Thursday, 10 January 2013
Exhibit Hall 3 (Austin Convention Center)
Climate change projections suggest that warming trends will lead to global changes in the distribution and intensity of precipitation. While these global projections call for more atmospheric water vapor and heavier rainfall events, regionally there may be areas of water deficits. In the largely urban California, water is shared between cities and an important agricultural sector. Will there be enough water for both in a warmer world? This study uses historical, long-term records to view spatial and temporal precipitation patterns within the state since the start of the 20th Century. Our results appear to show increasing annual precipitation in the central and northern regions of the state.

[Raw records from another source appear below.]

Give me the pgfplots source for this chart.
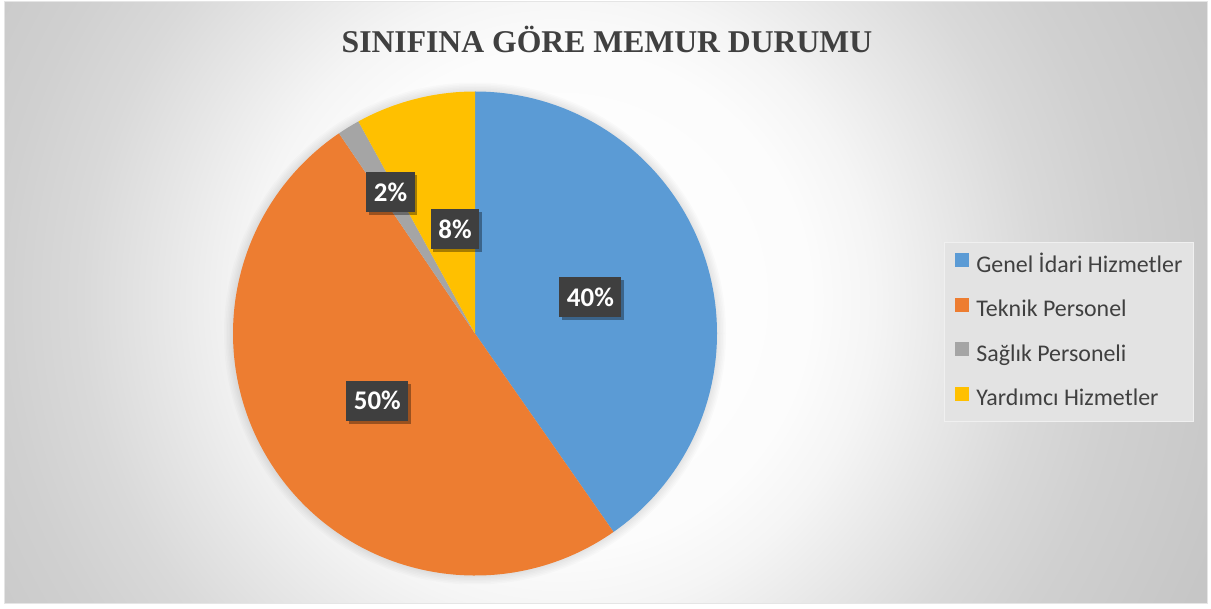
\documentclass[border=0pt]{standalone}
\usepackage{pgfplots}
\pgfplotsset{compat=1.18}
\usepackage{pgfplotstable}
\usepackage{fontspec}
\setmainfont{Carlito}
\newfontfamily\titlefont{Liberation Serif}
\usetikzlibrary{shadows,calc}
\definecolor{c0}{HTML}{5B9BD5}
\definecolor{c1}{HTML}{ED7D31}
\definecolor{c2}{HTML}{A5A5A5}
\definecolor{c3}{HTML}{FFC000}
\definecolor{txt}{HTML}{404040}
\definecolor{lblbg}{HTML}{3F3F3F}
\definecolor{legbg}{HTML}{E3E3E3}
\definecolor{bg1}{HTML}{FCFCFC}
\definecolor{bg2}{HTML}{F5F5F5}
\definecolor{bg3}{HTML}{E6E6E6}
\definecolor{bg4}{HTML}{D9D9D9}
\definecolor{bg5}{HTML}{D0D0D0}
\definecolor{bg6}{HTML}{C6C6C6}
\pgfdeclareradialshading{bgshade}{\pgfpoint{0bp}{0bp}}{color(0bp)=(white); color(8.9bp)=(bg1); color(11.2bp)=(bg2); color(14.3bp)=(bg3); color(17.1bp)=(bg4); color(20bp)=(bg5); color(25bp)=(bg6); color(50bp)=(bg6)}

% value = percent share; lr = label radius (fraction of R); la = label angle offset (deg)
\pgfplotstableread{
name value lr la
Genel 40.3 0.50 0
Teknik 50.2 0.49 0
Saglik 1.5 0.68 -0.6
Yardimci 8.0 0.44 -3.6
}\piedata

\begin{document}
\begin{tikzpicture}
% compute slice angles from the table
\def\cum{0}
\pgfplotsforeachungrouped \i in {0,...,3}{%
  \pgfplotstablegetelem{\i}{value}\of\piedata \let\v\pgfplotsretval
  \pgfplotstablegetelem{\i}{lr}\of\piedata \let\lr\pgfplotsretval
  \pgfplotstablegetelem{\i}{la}\of\piedata \let\la\pgfplotsretval
  \pgfmathsetmacro\a{90-3.6*\cum}%
  \pgfmathsetmacro\b{90-3.6*(\cum+\v)}%
  \pgfmathsetmacro\m{(\a+\b)/2+\la}%
  \pgfmathsetmacro\r{242*\lr}%
  \pgfmathtruncatemacro\p{round(\v)}%
  \expandafter\xdef\csname pieA\i\endcsname{\a}%
  \expandafter\xdef\csname pieB\i\endcsname{\b}%
  \expandafter\xdef\csname pieM\i\endcsname{\m}%
  \expandafter\xdef\csname pieR\i\endcsname{\r}%
  \expandafter\xdef\csname pieP\i\endcsname{\p}%
  \pgfmathsetmacro\cum{\cum+\v}%
}
% background frame
\fill[white] (0,0) rectangle (1211bp,608bp);
\begin{scope}
\clip (4bp,4bp) rectangle (1207bp,606bp);
\shade[shading=bgshade] (-140bp,-392bp) rectangle (1260bp,1008bp);
\end{scope}
\draw[color=white!80!gray, line width=1bp] (4bp,4bp) rectangle (1207bp,606bp);

\begin{axis}[
  at={(0,0)}, anchor=origin,
  x=1bp, y=1bp, scale only axis,
  xmin=0, xmax=1211, ymin=0, ymax=608,
  hide axis, clip=false,
  legend style={at={(axis cs:944,366)}, anchor=north west,
    fill=legbg, draw=white!88!gray, line width=0.8bp,
    font=\fontsize{24}{28}\selectfont, text=txt,
    inner xsep=11bp, inner ysep=11bp, row sep=20.4bp,
    nodes={inner sep=0pt, text height=17bp, text depth=5bp},
    /tikz/every odd column/.append style={column sep=7bp}},
  legend cell align=left,
  legend image code/.code={\path[#1, draw=none] (0bp,-1bp) rectangle (14bp,13bp);},
]
\addlegendimage{fill=c0, draw=none}
\addlegendimage{fill=c1, draw=none}
\addlegendimage{fill=c2, draw=none}
\addlegendimage{fill=c3, draw=none}
\legend{Genel İdari Hizmetler, Teknik Personel, Sağlık Personeli, Yardımcı Hizmetler}

% soft shadow
\pgfplotsinvokeforeach{1,...,6}{
  \fill[black, opacity=0.015] (axis cs:475,274.5) circle ({(242+#1*1.5)*1bp});
}
\pgfplotsinvokeforeach{0,...,3}{
  \fill[c#1] (axis cs:475,274.5) -- ++(\csname pieA#1\endcsname:242bp)
     arc[start angle=\csname pieA#1\endcsname, end angle=\csname pieB#1\endcsname, radius=242bp] -- cycle;
}
\pgfplotsinvokeforeach{0,...,3}{
  \node[fill=lblbg, text=white, font=\bfseries\fontsize{27}{29}\selectfont,
        inner xsep=7.5bp, minimum height=40bp,
        drop shadow={shadow xshift=2.5bp, shadow yshift=-3bp, opacity=0.35, fill=black}]
     at ($(axis cs:475,274.5)+(\csname pieM#1\endcsname:\csname pieR#1\endcsname bp)$)
     {\csname pieP#1\endcsname\%};
}
\node[font=\titlefont\bfseries\fontsize{31.8}{36}\selectfont, text=txt] at (axis cs:607,569) {SINIFINA GÖRE MEMUR DURUMU};
\end{axis}
\end{tikzpicture}
\end{document}
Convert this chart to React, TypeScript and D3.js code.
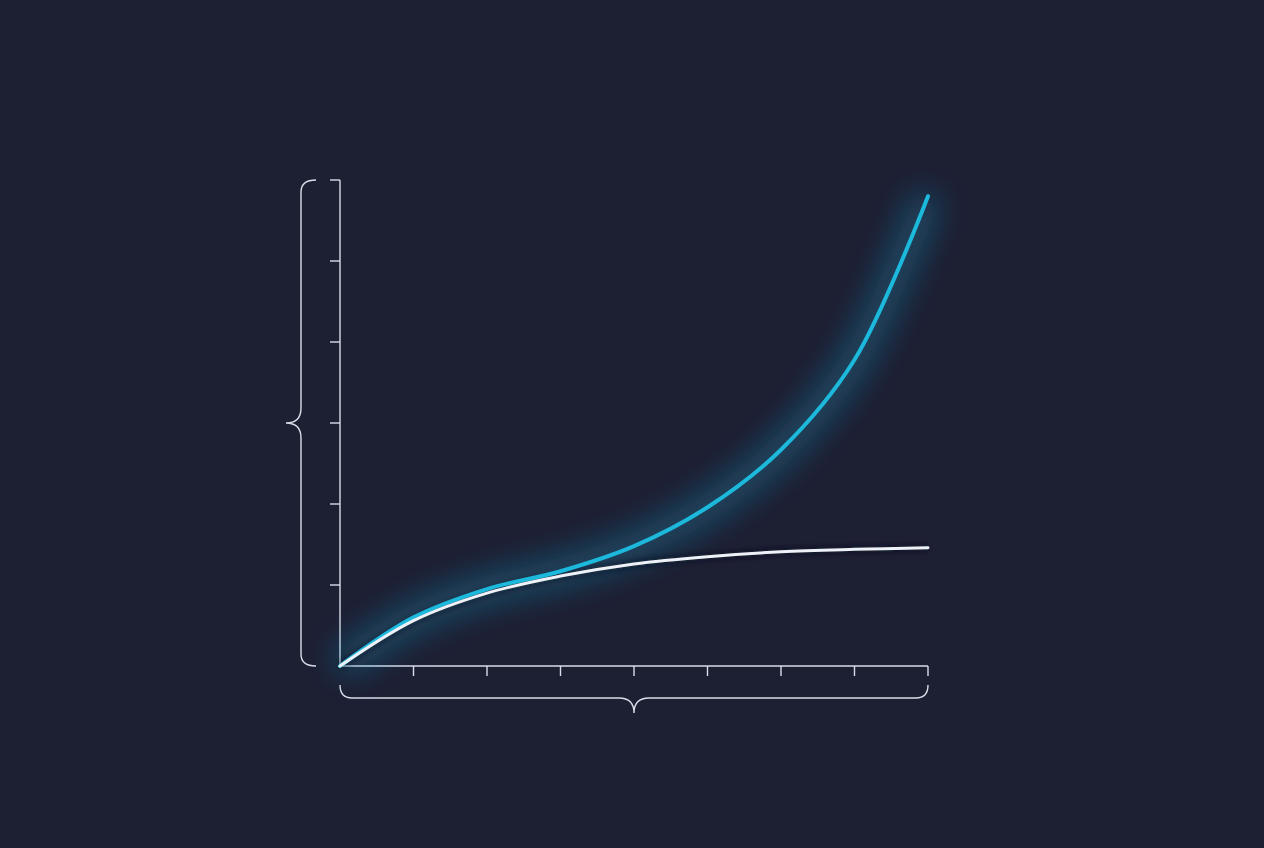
import { useEffect, useRef } from "react";
import * as d3 from "d3";

// x ticks: 0..8, y ticks: 0..6 (no labels in the original)
const xTicks = [0, 1, 2, 3, 4, 5, 6, 7, 8];
const yTicks = [0, 1, 2, 3, 4, 5, 6];

const growth = [0, 0.6, 0.95, 1.17, 1.48, 1.96, 2.67, 3.78, 5.8];
const plateau = [0, 0.56, 0.9, 1.11, 1.26, 1.35, 1.41, 1.44, 1.46];

export default function App() {
  const svgRef = useRef<SVGSVGElement | null>(null);

  useEffect(() => {
    if (!svgRef.current) return;

    const width = 1264;
    const height = 848;
    const margin = { top: 180, right: 336, bottom: 182, left: 340 };

    const svg = d3.select(svgRef.current);
    svg.selectAll("*").remove();
    svg.attr("width", width).attr("height", height);

    const defs = svg.append("defs");
    const glow = defs.append("filter").attr("id", "glow")
      .attr("x", "-50%").attr("y", "-50%").attr("width", "200%").attr("height", "200%");
    glow.append("feGaussianBlur").attr("stdDeviation", 16);

    const softGlow = defs.append("filter").attr("id", "soft")
      .attr("x", "-50%").attr("y", "-50%").attr("width", "200%").attr("height", "200%");
    softGlow.append("feGaussianBlur").attr("stdDeviation", 3);

    svg.append("rect").attr("width", width).attr("height", height).attr("fill", "#1d1f33");

    const x = d3.scaleLinear().domain([0, 8]).range([margin.left, width - margin.right]);
    const y = d3.scaleLinear().domain([0, 6]).range([height - margin.bottom, margin.top]);

    const axisColor = "#d9dde8";

    // y axis
    svg.append("line")
      .attr("x1", x(0)).attr("x2", x(0))
      .attr("y1", y(6)).attr("y2", y(0))
      .attr("stroke", axisColor).attr("stroke-width", 1.4);
    svg.selectAll(".ytick").data(yTicks.slice(1)).join("line")
      .attr("x1", x(0) - 10).attr("x2", x(0))
      .attr("y1", d => y(d)).attr("y2", d => y(d))
      .attr("stroke", axisColor).attr("stroke-width", 1.4);

    // x axis
    svg.append("line")
      .attr("x1", x(0)).attr("x2", x(8))
      .attr("y1", y(0)).attr("y2", y(0))
      .attr("stroke", axisColor).attr("stroke-width", 1.4);
    svg.selectAll(".xtick").data(xTicks.slice(1)).join("line")
      .attr("x1", d => x(d)).attr("x2", d => x(d))
      .attr("y1", y(0)).attr("y2", y(0) + 10)
      .attr("stroke", axisColor).attr("stroke-width", 1.4);

    // left curly brace
    const bx = x(0) - 39;
    const yMid = (y(0) + y(6)) / 2;
    const r = 12;
    const leftBrace = d3.path();
    leftBrace.moveTo(bx + 15, y(6));
    leftBrace.quadraticCurveTo(bx, y(6), bx, y(6) + r);
    leftBrace.lineTo(bx, yMid - 15);
    leftBrace.quadraticCurveTo(bx, yMid, bx - 15, yMid);
    leftBrace.quadraticCurveTo(bx, yMid, bx, yMid + 15);
    leftBrace.lineTo(bx, y(0) - r);
    leftBrace.quadraticCurveTo(bx, y(0), bx + 15, y(0));
    svg.append("path").attr("d", leftBrace.toString())
      .attr("fill", "none").attr("stroke", axisColor).attr("stroke-width", 1.4);

    // bottom curly brace
    const by = y(0) + 32;
    const xMid = (x(0) + x(8)) / 2;
    const bottomBrace = d3.path();
    bottomBrace.moveTo(x(0), by - 13);
    bottomBrace.quadraticCurveTo(x(0), by, x(0) + r, by);
    bottomBrace.lineTo(xMid - 15, by);
    bottomBrace.quadraticCurveTo(xMid, by, xMid, by + 15);
    bottomBrace.quadraticCurveTo(xMid, by, xMid + 15, by);
    bottomBrace.lineTo(x(8) - r, by);
    bottomBrace.quadraticCurveTo(x(8), by, x(8), by - 13);
    svg.append("path").attr("d", bottomBrace.toString())
      .attr("fill", "none").attr("stroke", axisColor).attr("stroke-width", 1.4);

    const line = d3.line<number>()
      .x((_, i) => x(xTicks[i]))
      .y(d => y(d))
      .curve(d3.curveCatmullRom.alpha(0.5));

    // glows
    svg.append("path").datum(growth).attr("d", line)
      .attr("fill", "none").attr("stroke", "#1aa6d0").attr("stroke-width", 28)
      .attr("stroke-opacity", 0.36).attr("filter", "url(#glow)");
    svg.append("path").datum(plateau).attr("d", line)
      .attr("fill", "none").attr("stroke", "#0e1220").attr("stroke-width", 6)
      .attr("stroke-opacity", 0.6).attr("filter", "url(#soft)");

    // lines
    svg.append("path").datum(growth).attr("d", line)
      .attr("fill", "none").attr("stroke", "#1cb9dc").attr("stroke-width", 4)
      .attr("stroke-linecap", "round");
    svg.append("path").datum(plateau).attr("d", line)
      .attr("fill", "none").attr("stroke", "#eef1f8").attr("stroke-width", 3)
      .attr("stroke-linecap", "round");
  }, []);

  return <svg ref={svgRef} style={{ position: "absolute", left: 0, top: 0, display: "block" }} />;
}
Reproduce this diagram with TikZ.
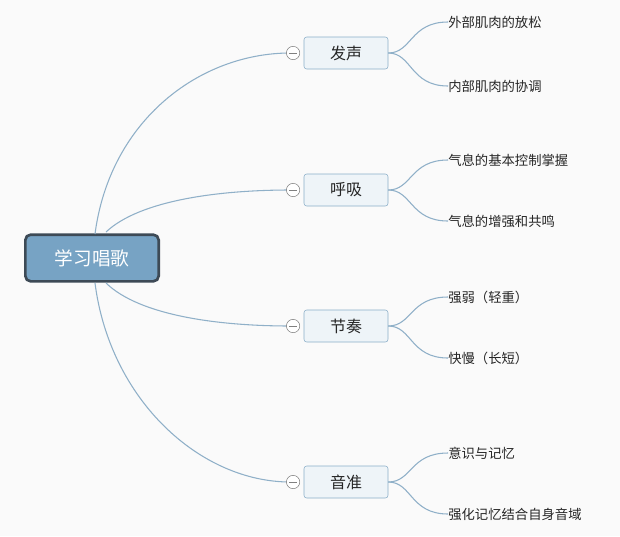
\documentclass[tikz,border=0pt]{standalone}
\usepackage{fontspec}
\setmainfont{Noto Sans CJK SC}
\begin{document}
\begin{tikzpicture}[x=0.75pt,y=-0.75pt,
  conn/.style={draw=lc,line width=0.8pt},
  branch/.style={draw=bc,fill=bf,rounded corners=2pt,minimum width=63pt,minimum height=24pt,font=\fontsize{12}{14}\selectfont,text=black!85},
  leaf/.style={anchor=west,font=\fontsize{10}{12}\selectfont,text=black!85,inner sep=0pt},
  fold/.style={circle,draw=gray,fill=white,minimum size=10pt,inner sep=0pt}]
\definecolor{lc}{HTML}{8FB0C8}
\definecolor{bc}{HTML}{8AAEC8}
\definecolor{bf}{HTML}{EEF4F8}
\definecolor{rf}{HTML}{77A3C4}
\definecolor{rb}{HTML}{3D4A56}
\fill[white!98!black] (0,0) rectangle (620,536);
\useasboundingbox (0,0) rectangle (620,536);
\node[draw=rb,line width=2pt,fill=rf,rounded corners=4pt,minimum width=100pt,minimum height=35pt,text=white,font=\fontsize{14}{16}\selectfont] (root) at (92,258) {学习唱歌};
\foreach \n/\t/\y/\la/\ya/\lb/\yb in {a/发声/53/外部肌肉的放松/22/内部肌肉的协调/86,
  b/呼吸/190/气息的基本控制掌握/160/气息的增强和共鸣/221,
  c/节奏/326/强弱（轻重）/297/快慢（长短）/358,
  d/音准/482/意识与记忆/453/强化记忆结合自身音域/514}{
  \node[branch] (\n) at (346,\y) {\t};
  \node[leaf] (\n1) at (448,\ya) {\la};
  \node[leaf] (\n2) at (448,\yb) {\lb};
  \coordinate (\n r) at (\n.east);
  \draw[conn] (\n r) .. controls (412,\y) and (410,\ya) .. (\n1.west);
  \draw[conn] (\n r) .. controls (412,\y) and (410,\yb) .. (\n2.west);
}
\coordinate (rt) at (95,234);
\coordinate (rt2) at (106,232);
\coordinate (rbt) at (106,283);
\coordinate (rb2) at (95,283);
\draw[conn] (rt) .. controls (110,120) and (200,53) .. ([xshift=-10]a.west);
\draw[conn] (rt2) .. controls (140,200) and (220,190) .. ([xshift=-10]b.west);
\draw[conn] (rbt) .. controls (140,316) and (220,326) .. ([xshift=-10]c.west);
\draw[conn] (rb2) .. controls (110,400) and (200,482) .. ([xshift=-10]d.west);
\foreach \n in {a,b,c,d}{
  \node[fold] (\n f) at ([xshift=-8]\n.west) {};
  \draw[gray] ([xshift=-3pt]\n f.center) -- ([xshift=3pt]\n f.center);
}
\end{tikzpicture}
\end{document}
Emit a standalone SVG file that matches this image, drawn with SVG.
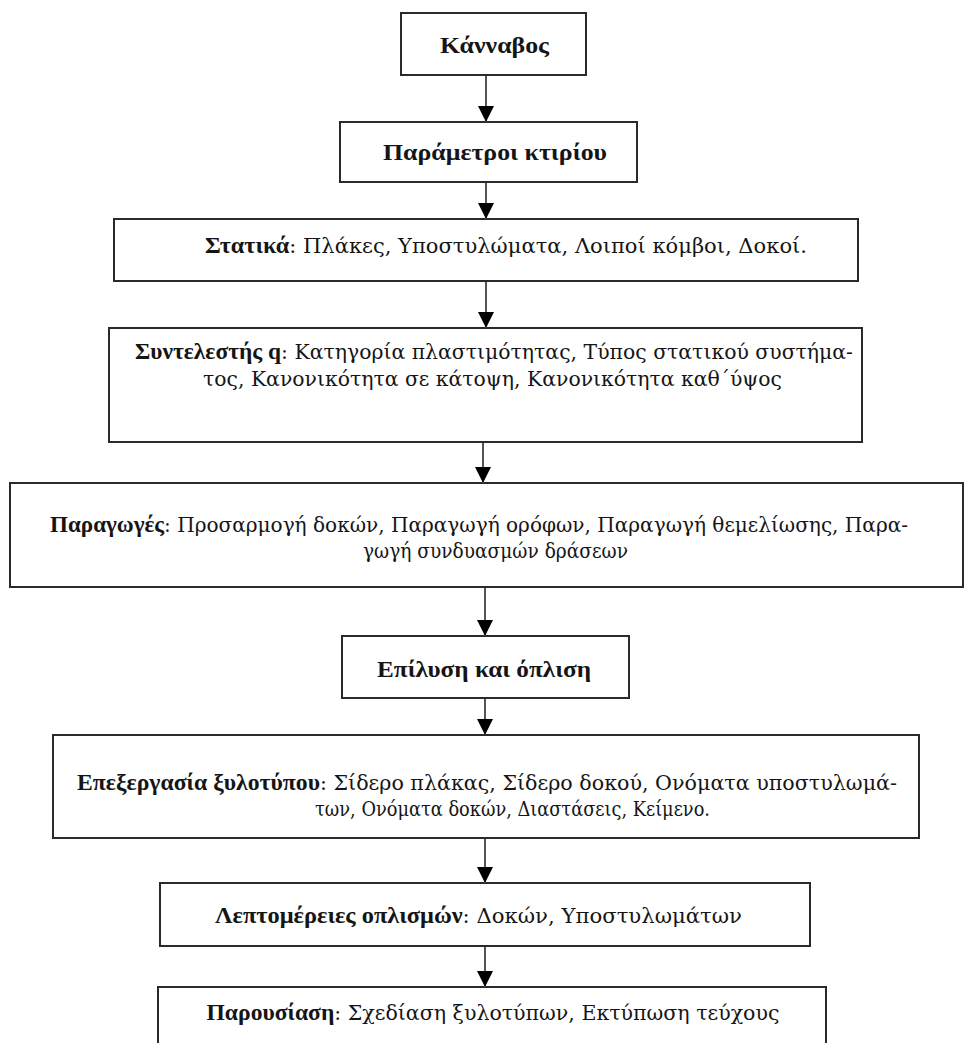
<svg xmlns="http://www.w3.org/2000/svg" width="971" height="1043" viewBox="0 0 971 1043">
<defs>
<marker id="ah" markerWidth="16" markerHeight="16" refX="16" refY="8" orient="auto" markerUnits="userSpaceOnUse">
<path d="M0,0 L16,8 L0,16 Z" fill="#000"/>
</marker>
<style>
.box{fill:#fff;stroke:#2a2a2a;stroke-width:2}
.t{font-family:"DejaVu Serif","Liberation Serif",serif;font-size:20px;fill:#151515;text-anchor:middle}
.b{font-family:"Liberation Serif","DejaVu Serif",serif;font-size:23px;font-weight:bold}
.c{stroke:#555;stroke-width:2;fill:none}
</style>
</defs>
<rect width="971" height="1043" fill="#fff"/>
<g id="n1">
<rect class="box" x="401" y="13" width="185" height="62"/>
<text class="t b" x="494.5" y="53" textLength="109" lengthAdjust="spacingAndGlyphs">Κάνναβος</text>
</g>
<g id="n2">
<rect class="box" x="340" y="122" width="297" height="60"/>
<text class="t b" x="495" y="160" textLength="224" lengthAdjust="spacingAndGlyphs">Παράμετροι κτιρίου</text>
</g>
<g id="n3">
<rect class="box" x="114" y="219" width="744" height="62"/>
<text class="t" x="506" y="253" textLength="602" lengthAdjust="spacingAndGlyphs"><tspan class="b">Στατικά</tspan>: Πλάκες, Υποστυλώματα, Λοιποί κόμβοι, Δοκοί.</text>
</g>
<g id="n4">
<rect class="box" x="109" y="328" width="753" height="114"/>
<text class="t" x="494" y="359" textLength="718" lengthAdjust="spacingAndGlyphs"><tspan class="b">Συντελεστής q</tspan>: Κατηγορία πλαστιμότητας, Τύπος στατικού συστήμα-</text>
<text class="t" x="492.5" y="386" textLength="579" lengthAdjust="spacingAndGlyphs">τος, Κανονικότητα σε κάτοψη, Κανονικότητα καθ΄ύψος</text>
</g>
<g id="n5">
<rect class="box" x="10" y="483" width="953" height="104"/>
<text class="t" x="479" y="532" textLength="858" lengthAdjust="spacingAndGlyphs"><tspan class="b">Παραγωγές</tspan>: Προσαρμογή δοκών, Παραγωγή ορόφων, Παραγωγή θεμελίωσης, Παρα-</text>
<text class="t" x="495.5" y="558" textLength="265" lengthAdjust="spacingAndGlyphs">γωγή συνδυασμών δράσεων</text>
</g>
<g id="n6">
<rect class="box" x="342" y="636" width="287" height="62"/>
<text class="t b" x="484" y="677" textLength="214" lengthAdjust="spacingAndGlyphs">Επίλυση και όπλιση</text>
</g>
<g id="n7">
<rect class="box" x="53" y="735" width="866" height="103"/>
<text class="t" x="487" y="790" textLength="820" lengthAdjust="spacingAndGlyphs"><tspan class="b">Επεξεργασία ξυλοτύπου</tspan>: Σίδερο πλάκας, Σίδερο δοκού, Ονόματα υποστυλωμά-</text>
<text class="t" x="512.5" y="816" textLength="395" lengthAdjust="spacingAndGlyphs">των, Ονόματα δοκών, Διαστάσεις, Κείμενο.</text>
</g>
<g id="n8">
<rect class="box" x="160" y="883" width="650" height="63"/>
<text class="t" x="478.5" y="923" textLength="527" lengthAdjust="spacingAndGlyphs"><tspan class="b">Λεπτομέρειες οπλισμών</tspan>: Δοκών, Υποστυλωμάτων</text>
</g>
<g id="n9">
<rect class="box" x="158" y="987" width="668" height="70"/>
<text class="t" x="493" y="1020" textLength="573" lengthAdjust="spacingAndGlyphs"><tspan class="b">Παρουσίαση</tspan>: Σχεδίαση ξυλοτύπων, Εκτύπωση τεύχους</text>
</g>
<g id="connectors">
<path class="c" d="M486,76 V122" marker-end="url(#ah)"/>
<path class="c" d="M486,183 V219" marker-end="url(#ah)"/>
<path class="c" d="M486,282 V328" marker-end="url(#ah)"/>
<path class="c" d="M483,443 V483" marker-end="url(#ah)"/>
<path class="c" d="M485,588 V636" marker-end="url(#ah)"/>
<path class="c" d="M485,699 V735" marker-end="url(#ah)"/>
<path class="c" d="M485,839 V883" marker-end="url(#ah)"/>
<path class="c" d="M485,947 V987" marker-end="url(#ah)"/>
</g>
</svg>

The more populated southern sectors of the state show no long-term annual precipitation trends but do show large decreases in recent decades. However, precipitation trends are non-significant because of the large variability in the California record. High annual and decadal variability in the precipitation record can be linked to El Niño-Southern Oscillation (ENSO) and the Pacific Decadal Oscillation (PDO). Additionally, seasonal trends show increasing winter precipitation in all regions of the state, while other seasons show regional differences. Daily precipitation records show increases in moderate and heavy rainfall events, although variability is quite high again. Recent decreases in annual precipitation in southern California combined with the drying up of this region's out-of-state water source, the Colorado River, will likely be a much greater future concern for the region.